Fairytales. On them, I am an expert. The world’s best loved classic tales of love: “Cinderella”, “Beauty and the Beast”, “Sleeping Beauty”, “Snow White”, “The Frog-Prince”, I have them all, carefully shelved in the velvet library of my Greenwich Village apartment.
The very same romantic ideal – a yearning for love which culminates in happy ending- spans the spectrum of collective storytelling from Grimm Brothers to Walt Disney to Sex and the City.
The fairytale may be one of the most important cultural and social influences on children’s development. Who we become as adults, is largely influenced by the stories we were told. Though we teach young boys and girls to believe in happy endings, the question remains: how much faith is sufficient to sustain the fairytale’s suggested belief that someday, somewhere, a better world awaits? In the age of broken dreams and brush reality and so many examples of people who did not make it after all, what is our responsibility, if any, in telling a child what’s possible? What does the fairytale stand for? What can we learn from it?
The Fairy Grandmother(Cinderella):
Even miracles take a little time.
Happily Ever After: A Postmodern Fixation or Reality?
On April 29th 2011, the whole world stopped to witness the fairytale unfolding in front of their eyes: the wedding of Prince William, Duke of Cambridge, and Catherine Middleton. The bride, the cake, the Household Cavalry and the Duke, made the whole world stop in a breathless moment. The Royal wedding turned into a public holiday, a global celebration of romantic love.
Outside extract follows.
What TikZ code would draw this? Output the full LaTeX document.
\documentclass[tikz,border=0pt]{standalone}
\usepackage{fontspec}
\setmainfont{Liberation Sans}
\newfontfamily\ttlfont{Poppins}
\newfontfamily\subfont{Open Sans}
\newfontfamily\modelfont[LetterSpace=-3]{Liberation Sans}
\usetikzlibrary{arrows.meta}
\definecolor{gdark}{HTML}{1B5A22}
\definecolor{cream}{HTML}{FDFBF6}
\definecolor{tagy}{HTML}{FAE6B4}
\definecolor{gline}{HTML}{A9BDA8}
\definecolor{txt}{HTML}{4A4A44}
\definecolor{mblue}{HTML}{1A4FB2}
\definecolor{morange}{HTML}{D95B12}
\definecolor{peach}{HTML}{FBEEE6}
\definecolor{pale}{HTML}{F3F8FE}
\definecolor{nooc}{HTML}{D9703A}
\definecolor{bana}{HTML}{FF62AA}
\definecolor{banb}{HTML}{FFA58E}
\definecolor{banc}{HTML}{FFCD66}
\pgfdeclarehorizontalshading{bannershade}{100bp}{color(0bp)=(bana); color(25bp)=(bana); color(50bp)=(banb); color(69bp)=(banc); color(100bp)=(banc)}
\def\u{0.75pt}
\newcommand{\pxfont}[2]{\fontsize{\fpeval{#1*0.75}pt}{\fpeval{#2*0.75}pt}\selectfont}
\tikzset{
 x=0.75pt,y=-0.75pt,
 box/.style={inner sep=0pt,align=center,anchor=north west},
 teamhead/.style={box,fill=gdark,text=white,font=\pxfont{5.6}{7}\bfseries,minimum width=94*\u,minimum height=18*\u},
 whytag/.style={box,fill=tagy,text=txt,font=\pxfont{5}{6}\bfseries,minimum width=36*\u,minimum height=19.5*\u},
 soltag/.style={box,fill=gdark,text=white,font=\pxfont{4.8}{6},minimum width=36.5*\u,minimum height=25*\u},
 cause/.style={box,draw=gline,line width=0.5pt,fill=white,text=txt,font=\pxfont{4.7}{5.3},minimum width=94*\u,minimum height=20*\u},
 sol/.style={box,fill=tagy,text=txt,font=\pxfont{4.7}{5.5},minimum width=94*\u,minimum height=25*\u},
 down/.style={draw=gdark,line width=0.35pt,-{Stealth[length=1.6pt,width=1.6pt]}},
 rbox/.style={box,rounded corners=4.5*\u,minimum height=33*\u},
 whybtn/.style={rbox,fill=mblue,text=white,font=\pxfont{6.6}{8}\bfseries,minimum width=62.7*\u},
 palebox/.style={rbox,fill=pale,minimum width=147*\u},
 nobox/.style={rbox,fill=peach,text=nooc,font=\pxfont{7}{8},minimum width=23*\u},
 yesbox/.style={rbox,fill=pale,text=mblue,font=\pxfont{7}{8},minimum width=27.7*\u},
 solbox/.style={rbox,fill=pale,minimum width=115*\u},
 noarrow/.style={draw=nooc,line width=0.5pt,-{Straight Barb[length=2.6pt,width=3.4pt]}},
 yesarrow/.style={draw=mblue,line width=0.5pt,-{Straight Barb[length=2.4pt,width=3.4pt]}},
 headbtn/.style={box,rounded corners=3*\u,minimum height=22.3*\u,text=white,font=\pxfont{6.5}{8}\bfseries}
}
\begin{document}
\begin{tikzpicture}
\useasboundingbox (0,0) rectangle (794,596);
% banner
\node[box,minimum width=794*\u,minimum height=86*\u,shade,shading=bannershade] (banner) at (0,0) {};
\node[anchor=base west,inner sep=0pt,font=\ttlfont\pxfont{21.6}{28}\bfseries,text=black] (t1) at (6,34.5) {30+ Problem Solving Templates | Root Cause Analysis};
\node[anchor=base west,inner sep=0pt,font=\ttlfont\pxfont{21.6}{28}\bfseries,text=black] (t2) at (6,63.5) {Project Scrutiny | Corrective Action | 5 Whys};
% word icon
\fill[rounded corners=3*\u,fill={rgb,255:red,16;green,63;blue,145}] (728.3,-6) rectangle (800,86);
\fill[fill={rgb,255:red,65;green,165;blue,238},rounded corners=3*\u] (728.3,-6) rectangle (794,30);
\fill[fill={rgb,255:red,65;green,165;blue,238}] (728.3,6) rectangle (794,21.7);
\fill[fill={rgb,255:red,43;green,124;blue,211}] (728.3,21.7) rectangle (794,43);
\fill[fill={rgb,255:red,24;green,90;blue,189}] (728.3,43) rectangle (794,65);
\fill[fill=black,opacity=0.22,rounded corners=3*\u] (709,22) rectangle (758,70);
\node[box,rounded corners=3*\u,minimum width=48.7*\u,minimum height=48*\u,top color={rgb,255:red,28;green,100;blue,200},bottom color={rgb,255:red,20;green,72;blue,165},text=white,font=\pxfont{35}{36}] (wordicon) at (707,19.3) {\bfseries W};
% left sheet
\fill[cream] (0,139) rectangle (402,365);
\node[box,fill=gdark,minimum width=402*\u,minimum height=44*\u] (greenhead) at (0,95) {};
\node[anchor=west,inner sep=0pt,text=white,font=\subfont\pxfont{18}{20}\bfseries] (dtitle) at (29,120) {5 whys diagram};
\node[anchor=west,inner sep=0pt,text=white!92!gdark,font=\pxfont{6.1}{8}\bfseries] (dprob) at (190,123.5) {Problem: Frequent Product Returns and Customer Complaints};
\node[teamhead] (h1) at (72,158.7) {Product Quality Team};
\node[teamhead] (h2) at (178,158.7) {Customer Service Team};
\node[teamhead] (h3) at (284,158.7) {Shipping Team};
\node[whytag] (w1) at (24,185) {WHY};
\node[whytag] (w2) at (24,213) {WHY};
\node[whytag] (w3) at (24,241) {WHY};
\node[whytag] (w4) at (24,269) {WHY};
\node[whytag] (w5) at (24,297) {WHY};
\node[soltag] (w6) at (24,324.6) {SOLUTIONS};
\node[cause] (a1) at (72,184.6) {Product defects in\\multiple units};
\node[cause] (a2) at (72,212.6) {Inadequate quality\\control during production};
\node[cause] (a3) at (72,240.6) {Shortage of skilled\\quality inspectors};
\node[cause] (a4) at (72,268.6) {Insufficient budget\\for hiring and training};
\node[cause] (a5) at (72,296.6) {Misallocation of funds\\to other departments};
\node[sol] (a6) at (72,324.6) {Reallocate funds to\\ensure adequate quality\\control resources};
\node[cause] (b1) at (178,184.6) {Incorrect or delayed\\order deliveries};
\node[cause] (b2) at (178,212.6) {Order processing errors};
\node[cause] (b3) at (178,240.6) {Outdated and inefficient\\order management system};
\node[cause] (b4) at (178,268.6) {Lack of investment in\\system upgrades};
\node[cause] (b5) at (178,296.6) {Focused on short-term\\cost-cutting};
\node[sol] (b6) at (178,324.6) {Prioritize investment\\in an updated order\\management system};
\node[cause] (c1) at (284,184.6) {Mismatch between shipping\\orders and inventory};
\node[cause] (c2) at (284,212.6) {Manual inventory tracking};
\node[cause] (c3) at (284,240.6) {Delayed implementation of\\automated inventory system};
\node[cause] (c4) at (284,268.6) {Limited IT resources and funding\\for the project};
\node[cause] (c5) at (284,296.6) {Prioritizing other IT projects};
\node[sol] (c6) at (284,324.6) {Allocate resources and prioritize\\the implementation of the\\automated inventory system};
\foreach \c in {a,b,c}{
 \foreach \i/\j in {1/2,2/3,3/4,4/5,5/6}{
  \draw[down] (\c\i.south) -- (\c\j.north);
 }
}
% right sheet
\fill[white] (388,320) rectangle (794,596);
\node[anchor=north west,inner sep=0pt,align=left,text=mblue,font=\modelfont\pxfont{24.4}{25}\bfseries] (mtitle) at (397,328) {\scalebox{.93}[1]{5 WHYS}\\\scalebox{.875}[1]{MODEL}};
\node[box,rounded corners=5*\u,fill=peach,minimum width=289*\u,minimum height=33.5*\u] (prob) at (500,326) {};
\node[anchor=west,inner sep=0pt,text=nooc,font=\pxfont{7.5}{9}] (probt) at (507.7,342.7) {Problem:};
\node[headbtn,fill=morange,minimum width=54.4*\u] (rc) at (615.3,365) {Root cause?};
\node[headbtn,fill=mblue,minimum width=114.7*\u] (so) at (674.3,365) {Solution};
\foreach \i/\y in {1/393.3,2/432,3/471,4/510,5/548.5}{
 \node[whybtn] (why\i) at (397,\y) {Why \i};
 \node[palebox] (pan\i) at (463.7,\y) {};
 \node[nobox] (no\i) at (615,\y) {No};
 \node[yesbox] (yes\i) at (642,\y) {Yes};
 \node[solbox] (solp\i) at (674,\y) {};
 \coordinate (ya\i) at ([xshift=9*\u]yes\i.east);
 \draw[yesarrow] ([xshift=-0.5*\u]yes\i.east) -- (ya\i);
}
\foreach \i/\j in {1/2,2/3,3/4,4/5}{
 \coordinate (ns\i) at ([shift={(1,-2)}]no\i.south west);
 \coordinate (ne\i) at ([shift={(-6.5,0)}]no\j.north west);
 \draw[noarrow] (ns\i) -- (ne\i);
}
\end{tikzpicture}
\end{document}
Sometimes, the real life writes the best copy.
However, romantic expectations of a contemporary woman who once-upon-a-time was a young girl dreaming of a knight in shining armor, not always end up in happy ending. Young Fiona in Shrek, the musical, ironically says: “A torturous existence, I don’t remember this part!”
One only needs to look at the feminist project focused around the critique against the model of a virtuous girl who’s forever waiting for a Prince Charming to come to her rescue and to feel like giving false promises to a child.
From a feminist criticism of the gender stereotype to a traditional interpretation of a moral virtue, what is it we can make of the magical storytelling? If we were to tell the children not to believe in happy endings as ways of protecting them from potential disappointments, wouldn’t we be crushing their dreams based on no evidence but our fearful projections?
Lesson in Faith or Reality Invented?
What fairytale narrative provides is a magical experience for a child. It is one of the primary sources of meaning to child’s life and understanding of human behavior. Fairytales aim to project a vision of a better world. But what happens when life throws you a curve ball? What happens when great expectations turn out not to be so great? “Cut the villains, cut the vamping/Cut this fairytale/Cut the peril and the pitfalls/Cut the puppet and the whale/Cut the monsters, cut the curses/Keep the intro, cut the verses/And the waiting, the waiting, the waiting, the waiting/ The waiting!” screams Fiona frustrated of waiting for her true love in Shrek, the musical.
Exposing children to fairytales in which the cruel and frightening scenes are edited or omitted would mean exposing them to only one side of reality. Lucia O., the main protagonist of my novel Letters to the Wind, in her search for “happily ever after”, mistakenly chooses a Dark Prince figure whose brusque and cruel treatment drives her deeper into despair. However, Lucia’s O. journey is also largely about self-reinvention and how despite love’s power to break her down again and again, she remains determined to piece her story back together and become the hero of her own narrative. And that’s what fairytale is all about.
In no success story, even the most fairylike, from Steve Jobs to Novak Djokovic, did the hero manage to escape dealing with obstacles on his way from rags-to-riches. Challenges the hero is exposed to offer a toolkit for riding the wave of life. Fairytales offer ways of resolving a stranglehold situation that at times may seem insurmountable and can inspire child to look beyond the limiting circumstances.
Thus, fairytales are nothing but lessons in faith. Faith, that everything is possible.
After winning Wimbledon and becoming the world’s No.1, Novak Djokovic said:
There’s no end in dreaming: never give up on your dreams.
So take your chances. Become a hero of your own narrative. Maybe life is a fairytale, after all.